En pleno verano, cuando de la capital se escapan los que pueden hacia la sierra o la playa, Madrid sigue viva, entregándose al calor y a sus vecinos y visitantes con la soberbia laberíntica y la pura sencillez de una gran ciudad.

Impertérrita se alza la Puerta de Alcalá a toda temperatura, orgullosa puerta de brazos abiertos para todos. Siguen abiertos los museos, los parques, el callejeo, las tiendas, los mercados. Y quien quiere vivir Madrid, lo hace sin miedo al verano. Momento único de visitar sus bares, restaurantes, cervecerías y tabernas, y vivir la magia de sus tapas en compañía de amigos que debaten del último libro que han leído o del nuevo Gobierno por estrenar.

Para empezar el día, de mañana, hay que probar los churros o porras con chocolate caliente o café. A mediodía, con una caña, siempre las papas bravas nos auxilian en cualquier enfrentamiento dialéctico. Como también los caracoles a la madrileña, las manitas de cerdo, el pincho de tortilla española, los callos, las gallinejas (cordero con secreto), los huevos estrellados y el sagrado bocadillo de calamares.

Españolear es ir de tapas por Madrid y descubrir los boquerones en vinagre, la ensaladilla rusa (que no es rusa, la receta española es nacional de pura cepa) el jamón ibérico y los quesos autóctonos de cada provincia. Españolear por Madrid es comer cocido de verdad, ese que nutre para una semana, en el descanso de visitar sus museos y haberse pateado kilómetros de monumentos y barrios.

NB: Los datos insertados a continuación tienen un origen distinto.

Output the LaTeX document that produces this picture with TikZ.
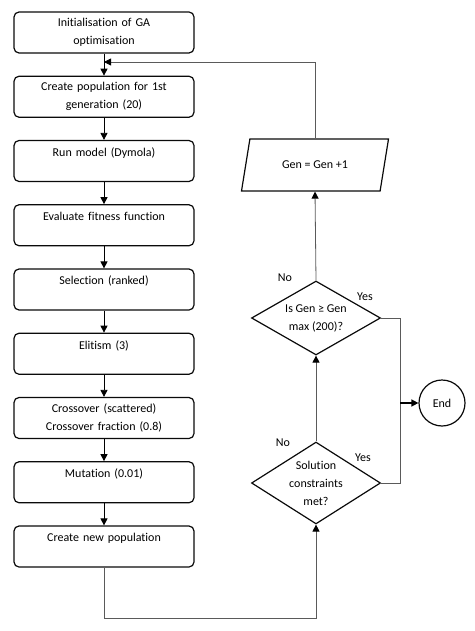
\documentclass[tikz,border=0pt]{standalone}
\usepackage{fontspec}
\setmainfont{Carlito}[Ligatures=NoCommon]
\usetikzlibrary{shapes.geometric}
\usetikzlibrary{arrows.meta}
\definecolor{linie}{RGB}{90,90,90}
\definecolor{rahmen}{RGB}{10,10,10}

\tikzset{
  stepbox/.style={draw=rahmen, line width=1.2pt, rounded corners=5pt, minimum width=180pt, minimum height=41pt, text width=176pt, align=center, inner sep=2pt, font=\fontsize{12}{18}\selectfont},
  decide/.style={draw=rahmen, diamond, line width=1.2pt, minimum width=129pt, minimum height=74pt, inner sep=-4pt, align=center, font=\fontsize{12}{18}\selectfont},
  counter/.style={draw=rahmen, trapezium, trapezium left angle=60, trapezium right angle=120, trapezium stretches body, line width=1.2pt, minimum width=147pt, minimum height=52pt, font=\fontsize{12}{18}\selectfont},
  stopcircle/.style={draw=rahmen, circle, line width=1.2pt, minimum size=46pt, font=\fontsize{12}{18}\selectfont},
  answer/.style={font=\fontsize{12}{18}\selectfont},
  flow/.style={line width=0.8pt, -{Triangle[length=7pt,width=7pt,color=black]}},
  feedback/.style={draw=linie, line width=0.9pt}
}

\begin{document}
\begin{tikzpicture}[x=1pt, y=-1pt, black]

    \useasboundingbox (0,0) rectangle (474,631);

    \foreach \i/\txt in {1/{Initialisation of GA\\optimisation}, 2/{Create population for 1st\\generation (20)}, 3/{Run model (Dymola)\\\mbox{}}, 4/{Evaluate fitness function\\\mbox{}}, 5/{Selection (ranked)\\\mbox{}}, 6/{Elitism (3)\\\mbox{}}, 7/{Crossover (scattered)\\Crossover fraction (0.8)}, 8/{Mutation (0.01)\\\mbox{}}, 9/{Create new population\\\mbox{}}}{
            \node[stepbox] (s\i) at (104,{32.5+64.25*(\i-1)}) {\txt};
        }

    \foreach \i [evaluate=\i as \j using int(\i+1)] in {1,...,8}
				\draw[flow] (s\i) -- (s\j);

    \node[counter] (gen) at (315,165) {Gen = Gen +1};
    \node[decide] (gmax) at (316,318) {Is Gen ≥ Gen\\max (200)?};
    \node[decide] (sol) at (316,483) {Solution\\constraints\\met?};
    \node[stopcircle] (end) at (442,403) {End};

    \node[answer] (no1) at (285,278) {No};
    \node[answer] (yes1) at (365,297) {Yes};
    \node[answer] (no2) at (283,443) {No};
    \node[answer] (yes2) at (363,458) {Yes};

    \coordinate (merge) at (104,62);
    \coordinate (low) at (316,618);
    \coordinate (join) at (400,403);

    \draw[feedback, flow] (s9.south) |- (low) -- (sol.south);
    \draw[feedback, flow] (sol.north) -- (gmax.south);
    \draw[feedback, flow] (gmax.north) -- (gen.south);
    \draw[feedback, flow] (gen.north) |- (merge);
    \draw[feedback] (gmax.east) -| (join);
    \draw[feedback] (sol.east) -| (join);
    \draw[flow, line width=1.4pt] (join) -- (end);

\end{tikzpicture}
\end{document}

Españolear, si fuera posible asentar el verbo, a lo mejor es pasear el parque de El Retiro, porque siempre hay un minuto nuestro para ser caminando sin rumbo, españoles o no, personas que viven y dejan vivir, disfrutando de un vergel y de una ciudad tan grande como íntima, tan seria como jovial.

Y ya de tarde anocheciendo, dejarse caer por sus bares de tapas, después de compras y ajetreo, buscando la muchedumbre o lo íntimo, la plaza escondida o el famoso restaurante, pues ya de noche hay otra movida pubs y terrazas en Chueca y Salamanca, en el centro y en las periferias. Pero antes, hay que darse un garbeo por Chueca (la calle Libertad tiene una oferta excelente ) y Malasaña (su calle Pez, emblemática), por la Plaza Mayor hasta la de Santa Ana, y de allí a las calles Echegaray, Huertas y Carrera de San Jerónimo, todo en un capullo. O tirar hacia Chamberí o Lavapiés (en calle Argumosa hay mucho tapeo y en dos pasos se desemboca en el Museo Reina Sofía) y tal vez hacia la Puerta del Sol, sin olvidarse de la calle Cava Baja y la zona de El Retiro. En realidad, cada espacio de Madrid, cada barrio, tiene sus rincones de tapas o comidas caseras o restaurantes de lujo. De Madrid al cielo de gastronómico es una realidad para vivirla.

Y para rematar, nunca olvidar llevarse el recuerdo de algunos caramelos de violeta: nunca tanta cursilería de azúcar y color iluminó nuestro mundo como este dulce especial, auténtico almíbar de lavanda que Madrid nos regala.